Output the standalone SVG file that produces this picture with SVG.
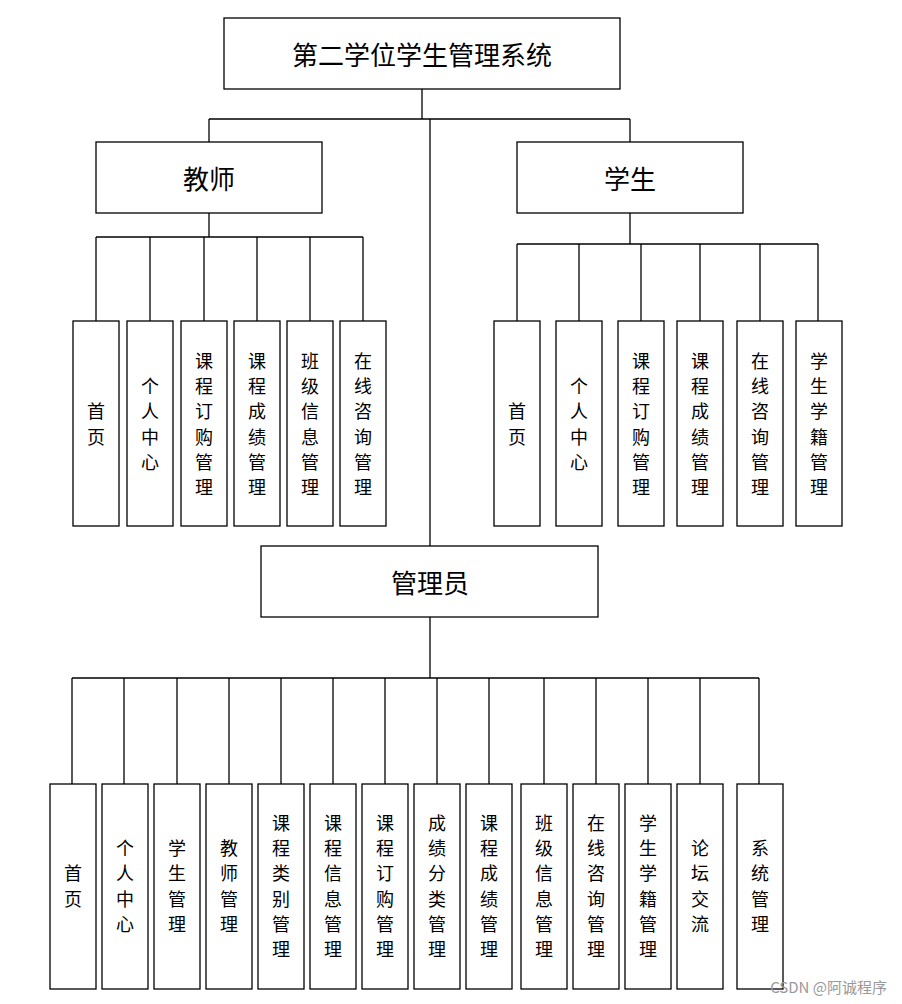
<svg xmlns="http://www.w3.org/2000/svg" width="902" height="1004" viewBox="0 0 902 1004">
<style>
rect{fill:#fff;stroke:#000;stroke-width:1.3}
line{stroke:#000;stroke-width:1.3}
text{font-family:"Noto Sans CJK SC","Noto Sans",sans-serif;fill:#000;text-anchor:middle;dominant-baseline:central}
.b{font-size:26px}.s{font-size:18px}
.w{font-size:15px;fill:#999;text-anchor:end}
</style>
<rect width="902" height="1004" style="fill:#fff;stroke:none"/>
<g id="connectors">
<line x1="422" y1="89" x2="422" y2="119"/><line x1="209" y1="119" x2="630" y2="119"/>
<line x1="209" y1="119" x2="209" y2="142"/><line x1="630" y1="119" x2="630" y2="142"/>
<line x1="430" y1="119" x2="430" y2="546"/>
<line x1="209" y1="213" x2="209" y2="237"/><line x1="96" y1="237" x2="363" y2="237"/>
<line x1="96" y1="237" x2="96" y2="321"/><line x1="150" y1="237" x2="150" y2="321"/><line x1="204" y1="237" x2="204" y2="321"/><line x1="257" y1="237" x2="257" y2="321"/><line x1="310" y1="237" x2="310" y2="321"/><line x1="363" y1="237" x2="363" y2="321"/>
<line x1="630" y1="213" x2="630" y2="244"/><line x1="517" y1="244" x2="818" y2="244"/>
<line x1="517" y1="244" x2="517" y2="321"/><line x1="579" y1="244" x2="579" y2="321"/><line x1="641" y1="244" x2="641" y2="321"/><line x1="700" y1="244" x2="700" y2="321"/><line x1="760" y1="244" x2="760" y2="321"/><line x1="818" y1="244" x2="818" y2="321"/>
<line x1="430" y1="617" x2="430" y2="678"/><line x1="72" y1="678" x2="759" y2="678"/>
<line x1="72" y1="678" x2="72" y2="784"/><line x1="124" y1="678" x2="124" y2="784"/><line x1="177" y1="678" x2="177" y2="784"/><line x1="229" y1="678" x2="229" y2="784"/><line x1="281" y1="678" x2="281" y2="784"/><line x1="333" y1="678" x2="333" y2="784"/><line x1="385" y1="678" x2="385" y2="784"/><line x1="437" y1="678" x2="437" y2="784"/><line x1="489" y1="678" x2="489" y2="784"/><line x1="544" y1="678" x2="544" y2="784"/><line x1="596" y1="678" x2="596" y2="784"/><line x1="648" y1="678" x2="648" y2="784"/><line x1="700" y1="678" x2="700" y2="784"/><line x1="759" y1="678" x2="759" y2="784"/>
</g>
<g id="root"><rect x="224" y="18" width="396" height="71"/><text class="b" x="422" y="53">第二学位学生管理系统</text></g>
<g id="teacher"><rect x="96" y="142" width="226" height="71"/><text class="b" x="209" y="177">教师</text></g>
<g id="student"><rect x="517" y="142" width="226" height="71"/><text class="b" x="630" y="177">学生</text></g>
<g id="admin"><rect x="261" y="546" width="337" height="71"/><text class="b" x="430" y="581">管理员</text></g>
<g id="t1"><rect x="73" y="321" width="46" height="205"/><text class="s" x="96" y="410">首</text><text class="s" x="96" y="436">页</text></g>
<g id="t2"><rect x="127" y="321" width="46" height="205"/><text class="s" x="150" y="385">个</text><text class="s" x="150" y="410">人</text><text class="s" x="150" y="436">中</text><text class="s" x="150" y="461">心</text></g>
<g id="t3"><rect x="181" y="321" width="46" height="205"/><text class="s" x="204" y="360">课</text><text class="s" x="204" y="385">程</text><text class="s" x="204" y="410">订</text><text class="s" x="204" y="436">购</text><text class="s" x="204" y="461">管</text><text class="s" x="204" y="486">理</text></g>
<g id="t4"><rect x="234" y="321" width="46" height="205"/><text class="s" x="257" y="360">课</text><text class="s" x="257" y="385">程</text><text class="s" x="257" y="410">成</text><text class="s" x="257" y="436">绩</text><text class="s" x="257" y="461">管</text><text class="s" x="257" y="486">理</text></g>
<g id="t5"><rect x="287" y="321" width="46" height="205"/><text class="s" x="310" y="360">班</text><text class="s" x="310" y="385">级</text><text class="s" x="310" y="410">信</text><text class="s" x="310" y="436">息</text><text class="s" x="310" y="461">管</text><text class="s" x="310" y="486">理</text></g>
<g id="t6"><rect x="340" y="321" width="46" height="205"/><text class="s" x="363" y="360">在</text><text class="s" x="363" y="385">线</text><text class="s" x="363" y="410">咨</text><text class="s" x="363" y="436">询</text><text class="s" x="363" y="461">管</text><text class="s" x="363" y="486">理</text></g>
<g id="s1"><rect x="494" y="321" width="46" height="205"/><text class="s" x="517" y="410">首</text><text class="s" x="517" y="436">页</text></g>
<g id="s2"><rect x="556" y="321" width="46" height="205"/><text class="s" x="579" y="385">个</text><text class="s" x="579" y="410">人</text><text class="s" x="579" y="436">中</text><text class="s" x="579" y="461">心</text></g>
<g id="s3"><rect x="618" y="321" width="46" height="205"/><text class="s" x="641" y="360">课</text><text class="s" x="641" y="385">程</text><text class="s" x="641" y="410">订</text><text class="s" x="641" y="436">购</text><text class="s" x="641" y="461">管</text><text class="s" x="641" y="486">理</text></g>
<g id="s4"><rect x="677" y="321" width="46" height="205"/><text class="s" x="700" y="360">课</text><text class="s" x="700" y="385">程</text><text class="s" x="700" y="410">成</text><text class="s" x="700" y="436">绩</text><text class="s" x="700" y="461">管</text><text class="s" x="700" y="486">理</text></g>
<g id="s5"><rect x="737" y="321" width="46" height="205"/><text class="s" x="760" y="360">在</text><text class="s" x="760" y="385">线</text><text class="s" x="760" y="410">咨</text><text class="s" x="760" y="436">询</text><text class="s" x="760" y="461">管</text><text class="s" x="760" y="486">理</text></g>
<g id="s6"><rect x="796" y="321" width="46" height="205"/><text class="s" x="819" y="360">学</text><text class="s" x="819" y="385">生</text><text class="s" x="819" y="410">学</text><text class="s" x="819" y="436">籍</text><text class="s" x="819" y="461">管</text><text class="s" x="819" y="486">理</text></g>
<g id="a1"><rect x="50" y="784" width="46" height="205"/><text class="s" x="73" y="872">首</text><text class="s" x="73" y="898">页</text></g>
<g id="a2"><rect x="102" y="784" width="46" height="205"/><text class="s" x="125" y="847">个</text><text class="s" x="125" y="872">人</text><text class="s" x="125" y="898">中</text><text class="s" x="125" y="923">心</text></g>
<g id="a3"><rect x="154" y="784" width="46" height="205"/><text class="s" x="177" y="847">学</text><text class="s" x="177" y="872">生</text><text class="s" x="177" y="898">管</text><text class="s" x="177" y="923">理</text></g>
<g id="a4"><rect x="206" y="784" width="46" height="205"/><text class="s" x="229" y="847">教</text><text class="s" x="229" y="872">师</text><text class="s" x="229" y="898">管</text><text class="s" x="229" y="923">理</text></g>
<g id="a5"><rect x="258" y="784" width="46" height="205"/><text class="s" x="281" y="822">课</text><text class="s" x="281" y="847">程</text><text class="s" x="281" y="872">类</text><text class="s" x="281" y="898">别</text><text class="s" x="281" y="923">管</text><text class="s" x="281" y="948">理</text></g>
<g id="a6"><rect x="310" y="784" width="46" height="205"/><text class="s" x="333" y="822">课</text><text class="s" x="333" y="847">程</text><text class="s" x="333" y="872">信</text><text class="s" x="333" y="898">息</text><text class="s" x="333" y="923">管</text><text class="s" x="333" y="948">理</text></g>
<g id="a7"><rect x="362" y="784" width="46" height="205"/><text class="s" x="385" y="822">课</text><text class="s" x="385" y="847">程</text><text class="s" x="385" y="872">订</text><text class="s" x="385" y="898">购</text><text class="s" x="385" y="923">管</text><text class="s" x="385" y="948">理</text></g>
<g id="a8"><rect x="414" y="784" width="46" height="205"/><text class="s" x="437" y="822">成</text><text class="s" x="437" y="847">绩</text><text class="s" x="437" y="872">分</text><text class="s" x="437" y="898">类</text><text class="s" x="437" y="923">管</text><text class="s" x="437" y="948">理</text></g>
<g id="a9"><rect x="466" y="784" width="46" height="205"/><text class="s" x="489" y="822">课</text><text class="s" x="489" y="847">程</text><text class="s" x="489" y="872">成</text><text class="s" x="489" y="898">绩</text><text class="s" x="489" y="923">管</text><text class="s" x="489" y="948">理</text></g>
<g id="a10"><rect x="521" y="784" width="46" height="205"/><text class="s" x="544" y="822">班</text><text class="s" x="544" y="847">级</text><text class="s" x="544" y="872">信</text><text class="s" x="544" y="898">息</text><text class="s" x="544" y="923">管</text><text class="s" x="544" y="948">理</text></g>
<g id="a11"><rect x="573" y="784" width="46" height="205"/><text class="s" x="596" y="822">在</text><text class="s" x="596" y="847">线</text><text class="s" x="596" y="872">咨</text><text class="s" x="596" y="898">询</text><text class="s" x="596" y="923">管</text><text class="s" x="596" y="948">理</text></g>
<g id="a12"><rect x="625" y="784" width="46" height="205"/><text class="s" x="648" y="822">学</text><text class="s" x="648" y="847">生</text><text class="s" x="648" y="872">学</text><text class="s" x="648" y="898">籍</text><text class="s" x="648" y="923">管</text><text class="s" x="648" y="948">理</text></g>
<g id="a13"><rect x="677" y="784" width="46" height="205"/><text class="s" x="700" y="847">论</text><text class="s" x="700" y="872">坛</text><text class="s" x="700" y="898">交</text><text class="s" x="700" y="923">流</text></g>
<g id="a14"><rect x="737" y="784" width="46" height="205"/><text class="s" x="760" y="847">系</text><text class="s" x="760" y="872">统</text><text class="s" x="760" y="898">管</text><text class="s" x="760" y="923">理</text></g>
<text class="w" x="887" y="986">CSDN @阿诚程序</text>
</svg>
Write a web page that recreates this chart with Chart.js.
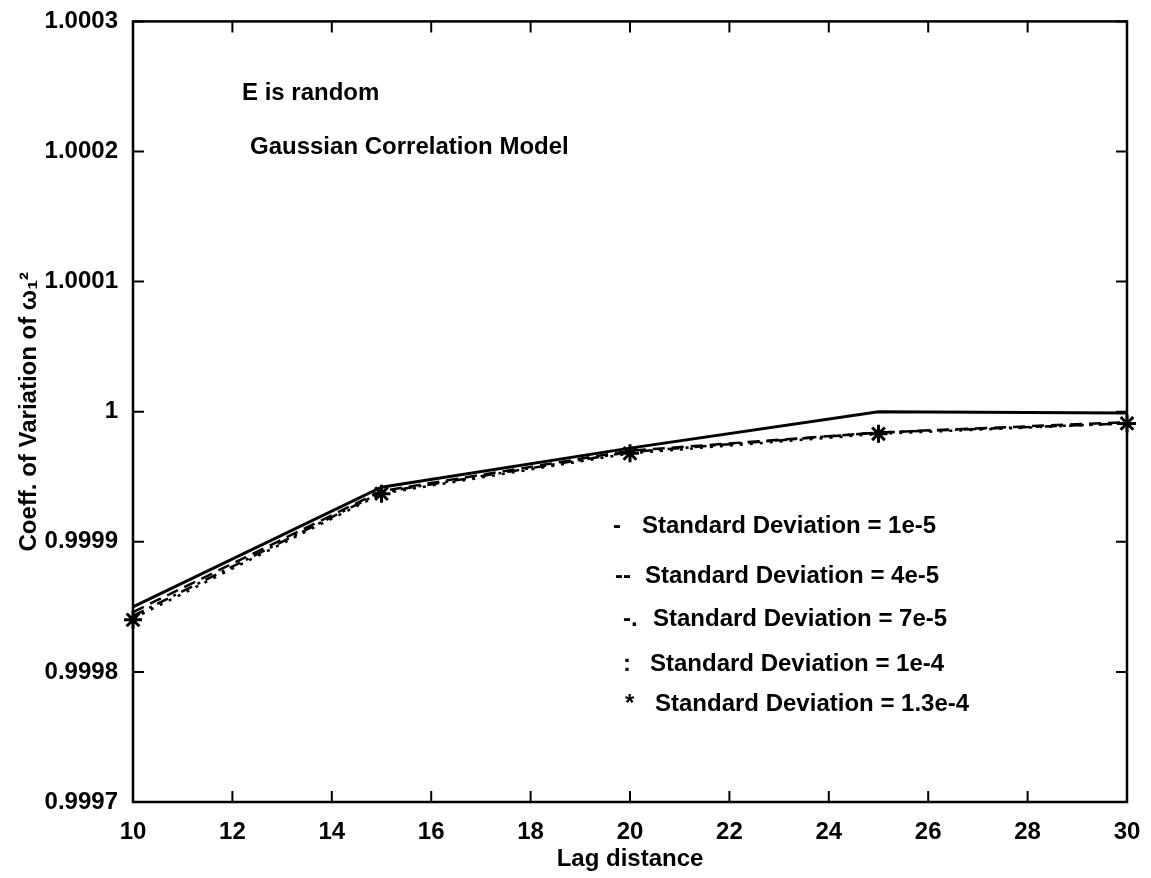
<!DOCTYPE html>
<html>
<head>
<meta charset="utf-8">
<script src="https://cdn.jsdelivr.net/npm/chart.js@4"></script>
<style>
  html, body { margin: 0; padding: 0; background: #fff; }
  #wrap { width: 1151px; height: 878px; }
</style>
</head>
<body>
<div id="wrap"><canvas id="cv" width="1151" height="878"></canvas></div>
<script>
// ---- data ----
const lagDistance = [10, 15, 20, 25, 30];
const sd1e5   = [0.999850, 0.999942, 0.999972, 1.000000, 0.999999];
const sd4e5   = [0.999846, 0.999939, 0.999970, 0.999984, 0.999992];
const sd7e5   = [0.999843, 0.999938, 0.999969, 0.999984, 0.999991];
const sd1e4   = [0.999841, 0.999937, 0.999968, 0.999983, 0.999991];
const sd13e4  = [0.999840, 0.999937, 0.999968, 0.999983, 0.999991];

const yTicks = [0.9997, 0.9998, 0.9999, 1.0, 1.0001, 1.0002, 1.0003];
const yTickLabels = ['0.9997', '0.9998', '0.9999', '1', '1.0001', '1.0002', '1.0003'];
const xTicks = [10, 12, 14, 16, 18, 20, 22, 24, 26, 28, 30];

const noteLines = ['E is random', 'Gaussian Correlation Model'];
const legendMarks = ['-', '--', '-.', ':', '*'];
const legendLabels = [
    'Standard Deviation = 1e-5',
    'Standard Deviation = 4e-5',
    'Standard Deviation = 7e-5',
    'Standard Deviation = 1e-4',
    'Standard Deviation = 1.3e-4'
];

const FONT = '"Liberation Sans", Arial, Helvetica, sans-serif';

const pts = (ys) => lagDistance.map((x, i) => ({ x: x, y: ys[i] }));

// text placement (pixels from chart area top-left)
const notePos = [[109, 72], [117, 126]];
const legendPos = [
    [480, 509, 505], [482, 512, 555], [490, 520, 598], [490, 517, 643], [492, 522, 683]
];

// MATLAB-like frame with inward ticks + text annotations
const framePlugin = {
    id: 'frame',
    afterDraw(chart) {
        const { ctx, chartArea: a, scales } = chart;
        const tl = 11;
        ctx.save();
        ctx.strokeStyle = '#000';
        ctx.lineWidth = 2.5;
        ctx.strokeRect(a.left, a.top, a.right - a.left, a.bottom - a.top);
        ctx.lineWidth = 2;
        ctx.beginPath();
        xTicks.forEach((v) => {
            const px = scales.x.getPixelForValue(v);
            ctx.moveTo(px, a.bottom); ctx.lineTo(px, a.bottom - tl);
            ctx.moveTo(px, a.top); ctx.lineTo(px, a.top + tl);
        });
        yTicks.forEach((v) => {
            const py = scales.y.getPixelForValue(v);
            ctx.moveTo(a.left, py); ctx.lineTo(a.left + tl, py);
            ctx.moveTo(a.right, py); ctx.lineTo(a.right - tl, py);
        });
        ctx.stroke();

        ctx.fillStyle = '#000';
        ctx.font = 'bold 24px ' + FONT;
        ctx.textBaseline = 'middle';
        ctx.textAlign = 'left';
        noteLines.forEach((t, i) => {
            ctx.fillText(t, a.left + notePos[i][0], a.top + notePos[i][1]);
        });
        legendLabels.forEach((t, i) => {
            const [mx, tx, ty] = legendPos[i];
            ctx.fillText(legendMarks[i], a.left + mx, a.top + ty);
            ctx.fillText(t, a.left + tx, a.top + ty);
        });
        ctx.restore();
    }
};

const lineBase = {
    borderColor: '#000',
    backgroundColor: '#000',
    borderWidth: 2.5,
    pointRadius: 0,
    tension: 0,
    fill: false,
    clip: false
};

new Chart(document.getElementById('cv'), {
    type: 'line',
    data: {
        datasets: [
            Object.assign({ label: legendLabels[0], data: pts(sd1e5) }, lineBase, { borderWidth: 3 }),
            Object.assign({ label: legendLabels[1], data: pts(sd4e5) }, lineBase, { borderDash: [12, 7] }),
            Object.assign({ label: legendLabels[2], data: pts(sd7e5) }, lineBase, { borderDash: [12, 6, 3, 6] }),
            Object.assign({ label: legendLabels[3], data: pts(sd1e4) }, lineBase, { borderDash: [3, 7] }),
            Object.assign({ label: legendLabels[4], data: pts(sd13e4) }, lineBase, {
                showLine: false, pointStyle: 'star', pointRadius: 9, borderWidth: 3
            })
        ]
    },
    options: {
        responsive: false,
        animation: false,
        events: [],
        layout: { padding: { left: 0, right: 24, top: 20, bottom: 0 } },
        plugins: { legend: { display: false }, tooltip: { enabled: false } },
        scales: {
            x: {
                type: 'linear',
                min: 10, max: 30,
                afterFit: (s) => { s.height = 76; },
                afterBuildTicks: (s) => { s.ticks = xTicks.map((v) => ({ value: v })); },
                grid: { display: false },
                border: { display: false },
                ticks: { color: '#000', padding: 8, font: { family: FONT, size: 24, weight: 'bold' } },
                title: {
                    display: true, text: 'Lag distance', color: '#000',
                    padding: { top: 4, bottom: 4 }, font: { family: FONT, size: 24, weight: 'bold' }
                }
            },
            y: {
                type: 'linear',
                min: 0.9997, max: 1.0003,
                afterFit: (s) => { s.width = 133; },
                afterBuildTicks: (s) => { s.ticks = yTicks.map((v) => ({ value: v })); },
                grid: { display: false },
                border: { display: false },
                ticks: {
                    color: '#000', padding: 7, font: { family: FONT, size: 24, weight: 'bold' },
                    callback: (v, i) => yTickLabels[i]
                },
                title: {
                    display: true, text: 'Coeff. of Variation of ω\u2081\u00B2', color: '#000',
                    padding: { top: 15, bottom: 4 }, font: { family: FONT, size: 24, weight: 'bold' }
                }
            }
        }
    },
    plugins: [framePlugin]
});
</script>
</body>
</html>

= = = = =

Job | Gather every line from the listing above in which "with" appears, and copy those lines.

Task answer |
Output the standalone SVG file that produces this picture with SVG.
Write a web page that recreates this chart with Chart.js.
// MATLAB-like frame with inward ticks + text annotations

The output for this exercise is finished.